◆ REQUIREMENT ◆
Skip the pictures. Transcribe the rest of the data below without changing a word.

◆ DATA BLOCK ◆
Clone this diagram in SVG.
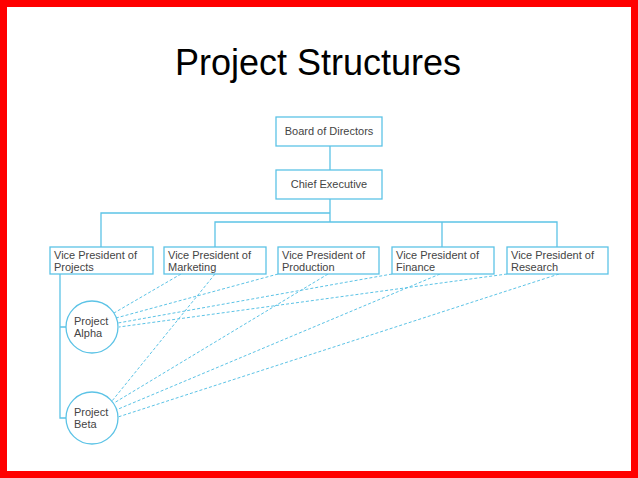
<svg xmlns="http://www.w3.org/2000/svg" width="638" height="478" viewBox="0 0 638 478">
<style>
.b{fill:#fff;stroke:#5cc3e6;stroke-width:1.3}
.t{font-family:"Liberation Sans",Arial,sans-serif;font-size:11px;fill:#444}
.c{fill:none;stroke:#5cc3e6;stroke-width:1.3}
.d{fill:none;stroke:#5cc3e6;stroke-width:1;stroke-dasharray:3,2}
</style>
<rect x="0" y="0" width="638" height="478" fill="#fff"/>
<rect x="3.5" y="3.5" width="631" height="471" fill="none" stroke="#f00" stroke-width="7"/>
<text x="318" y="75" text-anchor="middle" font-family="Liberation Sans,Arial,sans-serif" font-size="36" fill="#000">Project Structures</text>
<g id="connectors">
<path class="c" d="M330 146V170M330 199V222M330 213H101V247M215 247V222H557V247M442 222V247M60 274V418H66M60 327H66"/>
<path class="d" d="M181 274L114 313M215 274L112 401M278 274L116 318M328 274L114 403M392 274L118 323M440 274L116 410M507 274L119 327M559 274L118 417"/>
</g>
<g id="board"><rect class="b" x="276" y="117" width="106" height="29"/><text class="t" x="329" y="135" text-anchor="middle">Board of Directors</text></g>
<g id="chief"><rect class="b" x="276" y="170" width="106" height="29"/><text class="t" x="329" y="188" text-anchor="middle">Chief Executive</text></g>
<g id="vp-projects"><rect class="b" x="50" y="247" width="103" height="27"/><text class="t" x="54" y="259">Vice President of</text><text class="t" x="54" y="271">Projects</text></g>
<g id="vp-marketing"><rect class="b" x="164" y="247" width="102" height="27"/><text class="t" x="168" y="259">Vice President of</text><text class="t" x="168" y="271">Marketing</text></g>
<g id="vp-production"><rect class="b" x="278" y="247" width="101" height="27"/><text class="t" x="282" y="259">Vice President of</text><text class="t" x="282" y="271">Production</text></g>
<g id="vp-finance"><rect class="b" x="392" y="247" width="102" height="27"/><text class="t" x="396" y="259">Vice President of</text><text class="t" x="396" y="271">Finance</text></g>
<g id="vp-research"><rect class="b" x="507" y="247" width="101" height="27"/><text class="t" x="511" y="259">Vice President of</text><text class="t" x="511" y="271">Research</text></g>
<g id="alpha"><circle class="b" cx="92" cy="327" r="26"/><text class="t" x="74" y="325">Project</text><text class="t" x="74" y="337">Alpha</text></g>
<g id="beta"><circle class="b" cx="92" cy="418" r="26"/><text class="t" x="74" y="416">Project</text><text class="t" x="74" y="428">Beta</text></g>
</svg>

◆ OUTPUT ◆
Clone this diagram in SVG.
<svg xmlns="http://www.w3.org/2000/svg" width="638" height="478" viewBox="0 0 638 478">
<style>
.b{fill:#fff;stroke:#5cc3e6;stroke-width:1.3}
.t{font-family:"Liberation Sans",Arial,sans-serif;font-size:11px;fill:#444}
.c{fill:none;stroke:#5cc3e6;stroke-width:1.3}
.d{fill:none;stroke:#5cc3e6;stroke-width:1;stroke-dasharray:3,2}
</style>
<rect x="0" y="0" width="638" height="478" fill="#fff"/>
<rect x="3.5" y="3.5" width="631" height="471" fill="none" stroke="#f00" stroke-width="7"/>
<text x="318" y="75" text-anchor="middle" font-family="Liberation Sans,Arial,sans-serif" font-size="36" fill="#000">Project Structures</text>
<g id="connectors">
<path class="c" d="M330 146V170M330 199V222M330 213H101V247M215 247V222H557V247M442 222V247M60 274V418H66M60 327H66"/>
<path class="d" d="M181 274L114 313M215 274L112 401M278 274L116 318M328 274L114 403M392 274L118 323M440 274L116 410M507 274L119 327M559 274L118 417"/>
</g>
<g id="board"><rect class="b" x="276" y="117" width="106" height="29"/><text class="t" x="329" y="135" text-anchor="middle">Board of Directors</text></g>
<g id="chief"><rect class="b" x="276" y="170" width="106" height="29"/><text class="t" x="329" y="188" text-anchor="middle">Chief Executive</text></g>
<g id="vp-projects"><rect class="b" x="50" y="247" width="103" height="27"/><text class="t" x="54" y="259">Vice President of</text><text class="t" x="54" y="271">Projects</text></g>
<g id="vp-marketing"><rect class="b" x="164" y="247" width="102" height="27"/><text class="t" x="168" y="259">Vice President of</text><text class="t" x="168" y="271">Marketing</text></g>
<g id="vp-production"><rect class="b" x="278" y="247" width="101" height="27"/><text class="t" x="282" y="259">Vice President of</text><text class="t" x="282" y="271">Production</text></g>
<g id="vp-finance"><rect class="b" x="392" y="247" width="102" height="27"/><text class="t" x="396" y="259">Vice President of</text><text class="t" x="396" y="271">Finance</text></g>
<g id="vp-research"><rect class="b" x="507" y="247" width="101" height="27"/><text class="t" x="511" y="259">Vice President of</text><text class="t" x="511" y="271">Research</text></g>
<g id="alpha"><circle class="b" cx="92" cy="327" r="26"/><text class="t" x="74" y="325">Project</text><text class="t" x="74" y="337">Alpha</text></g>
<g id="beta"><circle class="b" cx="92" cy="418" r="26"/><text class="t" x="74" y="416">Project</text><text class="t" x="74" y="428">Beta</text></g>
</svg>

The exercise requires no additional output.